RSJ S-19/2077/SGA, 13 augustus 2019, schorsing
Uitspraakdatum:13-08-2019

Dit onderwerp bevat de volgende rubrieken.

Nummer          : S-19/2077/SGA

Betreft : [verzoeker]    datum: 13 augustus 2019

De voorzitter van de beroepscommissie als bedoeld in artikel 69, tweede lid, van de Penitentiaire beginselenwet (Pbw) heeft kennisgenomen van een bij het secretariaat van de Raad ingekomen verzoekschrift van  […], verder verzoeker te noemen, verblijvende in de locatie Hoogvliet te Rotterdam.

Verzoeker vraagt om schorsing, met toepassing van artikel 66, eerste lid, van de Pbw, van de (verdere) tenuitvoerlegging van de beslissing van de directeur van voormelde locatie van 9 augustus 2019, inhoudende - zo begrijpt de voorzitter - de opheffing van verzoekers arbeidsongeschiktheidsstatus.

De voorzitter heeft voorts kennisgenomen van het klaagschrift van 9 augustus 2019 (kenmerk: Ho-2019-000313) alsmede van de schriftelijke inlichtingen van de directeur van 12 augustus 2019.

1.         De beoordeling

De voorzitter stelt voorop dat in het kader van het verzoek om schorsing van de tenuitvoerlegging van een beslissing van de directeur slechts ruimte bestaat voor een voorlopige beoordeling en dat de zaak niet ten gronde kan worden onderzocht en beslist. Aan de orde is daarom slechts de vraag of de beslissing waartegen beklag is ingediend in strijd is met een wettelijk voorschrift dan wel zodanig onredelijk of onbillijk is dat er een spoedeisend belang is om thans over te gaan tot schorsing van de (verdere) tenuitvoerlegging van die beslissing. Naar het oordeel van de voorzitter is dat het geval.

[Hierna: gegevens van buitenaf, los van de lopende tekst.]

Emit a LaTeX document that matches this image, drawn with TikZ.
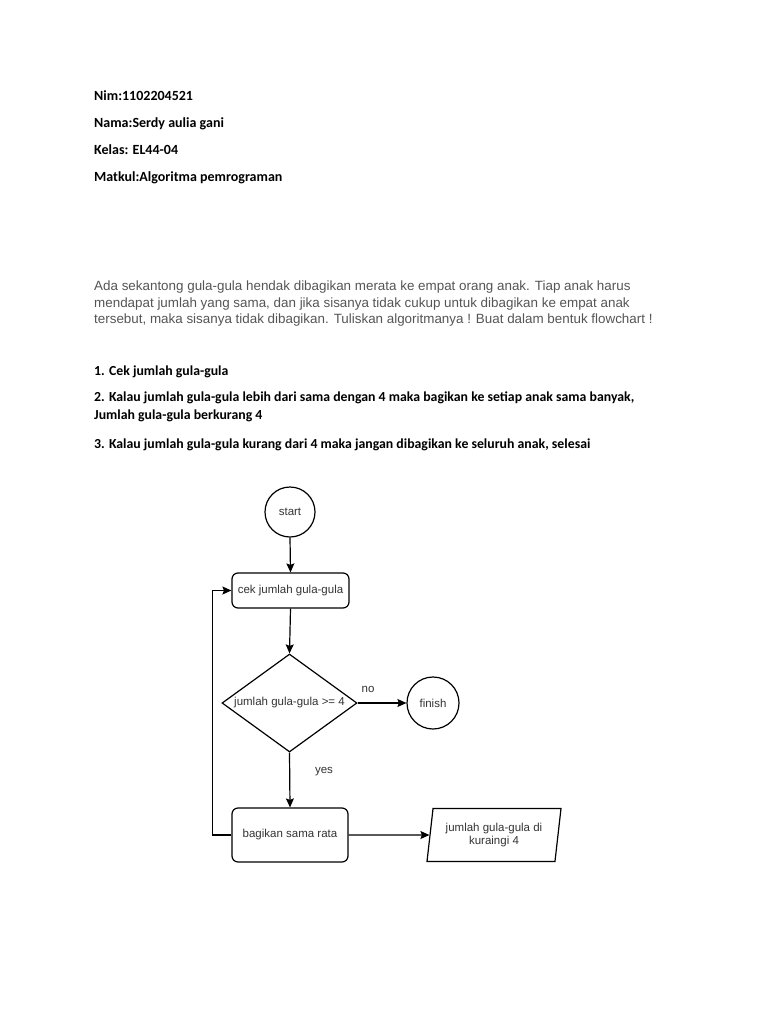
\documentclass[tikz,border=0pt]{standalone}
\usepackage{fontspec}
\setmainfont{Liberation Sans}
\newfontfamily\calfont{Carlito}
\usetikzlibrary{shapes.geometric,arrows.meta}
\definecolor{paragray}{HTML}{555555}
\definecolor{fctext}{HTML}{333333}
\begin{document}
\begin{tikzpicture}[x=1pt,y=-1pt,
  hdr/.style={font=\calfont\bfseries\fontsize{14}{16}\selectfont, inner sep=0pt, anchor=base west},
  lst/.style={font=\calfont\bfseries\fontsize{13.8}{16}\selectfont, inner sep=0pt, anchor=base west},
  para/.style={font=\fontsize{13.4}{15}\selectfont, text=paragray, inner sep=0pt, anchor=base west},
  fc/.style={font=\fontsize{11.5}{13.5}\selectfont, text=fctext},
  term/.style={fc, circle, draw, line width=1.2pt, inner sep=0pt},
  proc/.style={fc, draw, rounded corners=6pt, line width=1.2pt, inner sep=0pt},
  arr/.style={line width=1.2pt, -{Stealth[length=9pt,width=8pt,inset=1.5pt]}},
  lbl/.style={fc, inner sep=0pt}
]
\useasboundingbox[fill=white] (0,0) rectangle (768,1024);

% header
\node[hdr] (nim) at (94,101) {Nim:1102204521};
\node[hdr] (nama) at (94,128) {Nama:Serdy aulia gani};
\node[hdr] (kelas) at (94,155) {Kelas: EL44-04};
\node[hdr] (matkul) at (94,182) {Matkul:Algoritma pemrograman};

% paragraph
\node[para] (p1) at (94,290.5) {Ada sekantong gula-gula hendak dibagikan merata ke empat orang anak. Tiap anak harus};
\node[para] (p2) at (94,307) {mendapat jumlah yang sama, dan jika sisanya tidak cukup untuk dibagikan ke empat anak};
\node[para] (p3) at (94,323.5) {tersebut, maka sisanya tidak dibagikan. Tuliskan algoritmanya ! Buat dalam bentuk flowchart !};

% list
\node[lst] (l1) at (94,375) {1. Cek jumlah gula-gula};
\node[lst] (l2a) at (94,401) {2. Kalau jumlah gula-gula lebih dari sama dengan 4 maka bagikan ke setiap anak sama banyak,};
\node[lst] (l2b) at (94,419) {Jumlah gula-gula berkurang 4};
\node[lst] (l3) at (94,448) {3. Kalau jumlah gula-gula kurang dari 4 maka jangan dibagikan ke seluruh anak, selesai};

% flowchart
\node[term, minimum size=50pt] (start) at (290,512) {start};
\node[proc, minimum width=117pt, minimum height=35pt] (cek) at (290.5,590.5) {cek jumlah gula-gula};
\node[fc, diamond, draw, line width=1.2pt, inner sep=0pt, aspect=1.38, minimum width=135pt, minimum height=98pt] (dec) at (289.5,703) {jumlah gula-gula >= 4};
\node[term, minimum size=52pt] (fin) at (433,703) {finish};
\node[proc, minimum width=116pt, minimum height=54pt] (bag) at (290,835) {bagikan sama rata};
\node[fc, trapezium, draw, line width=1.2pt, trapezium left angle=76, trapezium right angle=104, trapezium stretches body, minimum width=134pt, minimum height=53pt, inner sep=0pt, align=center] (out) at (494,835) {jumlah gula-gula di\\kuraingi 4};

\draw[arr] (start.south) -- (cek.north);
\draw[arr] (cek.south) -- (dec.north);
\draw[arr] (dec.east) -- (fin.west);
\draw[arr] (dec.south) -- (bag.north);
\draw[arr] (bag.east) -- (out);
\draw[arr] (bag.west) -- ++(-19,0) |- (cek.west);

\node[lbl] (no) at (368,689) {no};
\node[lbl] (yes) at (324,772) {yes};
\end{tikzpicture}
\end{document}
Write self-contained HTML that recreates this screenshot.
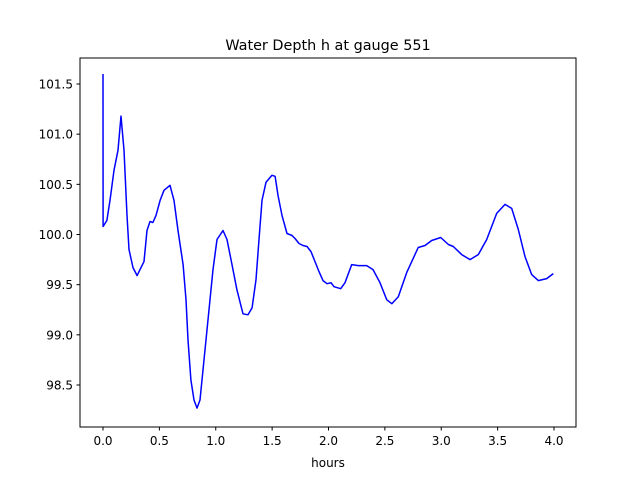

Door verzoeker is aangevoerd dat hij arbeidsongeschikt (AO) is verklaard door de arts in verband met problemen aan zijn hand, maar dat de AO-status nu ineens is opgeheven. Blijkens de inlichtingen van de directeur heeft verzoeker beperkingen aan beide handen waardoor hij niet kan werken. Uit informatie van de medische dienst blijkt dat verzoeker niet wenst mee te werken aan een behandeling van zijn klachten en dus niet meewerkt aan zijn herstel. Om die reden heeft de directeur beslist dat verzoeker niet langer beschikt over de AO-status, en wordt hij – gelet op het feit dat verzoeker niet kan werken in verband met zijn arbeidsbeperkingen – tijdens de arbeidsuren ingesloten en ontvangt hij geen arbeidsloon.

De voorzitter overweegt als volgt.

Uit de stukken is niet gebleken dat verzoeker voorafgaand aan het nemen van de beslissing door de directeur is gehoord, terwijl dit – gelet op de gevolgen voor verzoeker – wel voor de hand had gelegen. Daarnaast is niet gebleken dat de directeur een minder zwaar alternatief voor verzoeker heeft overwogen, zoals het geven van een waarschuwing. Naar het voorlopig oordeel van de voorzitter is de beslissing van de directeur daarom onzorgvuldig tot stand gekomen en is de beslissing onredelijk. Het verzoek zal worden toegewezen.

2.         De uitspraak

De voorzitter wijst het verzoek toe en schorst de tenuitvoerlegging van de beslissing van de directeur per direct tot het moment dat de beklagcommissie op het onderliggende beklag zal hebben beslist.

Aldus gedaan door mr. J.D. den Hartog, voorzitter, in tegenwoordigheid van J.A. van der Veen, secretaris, op 13 augustus 2019.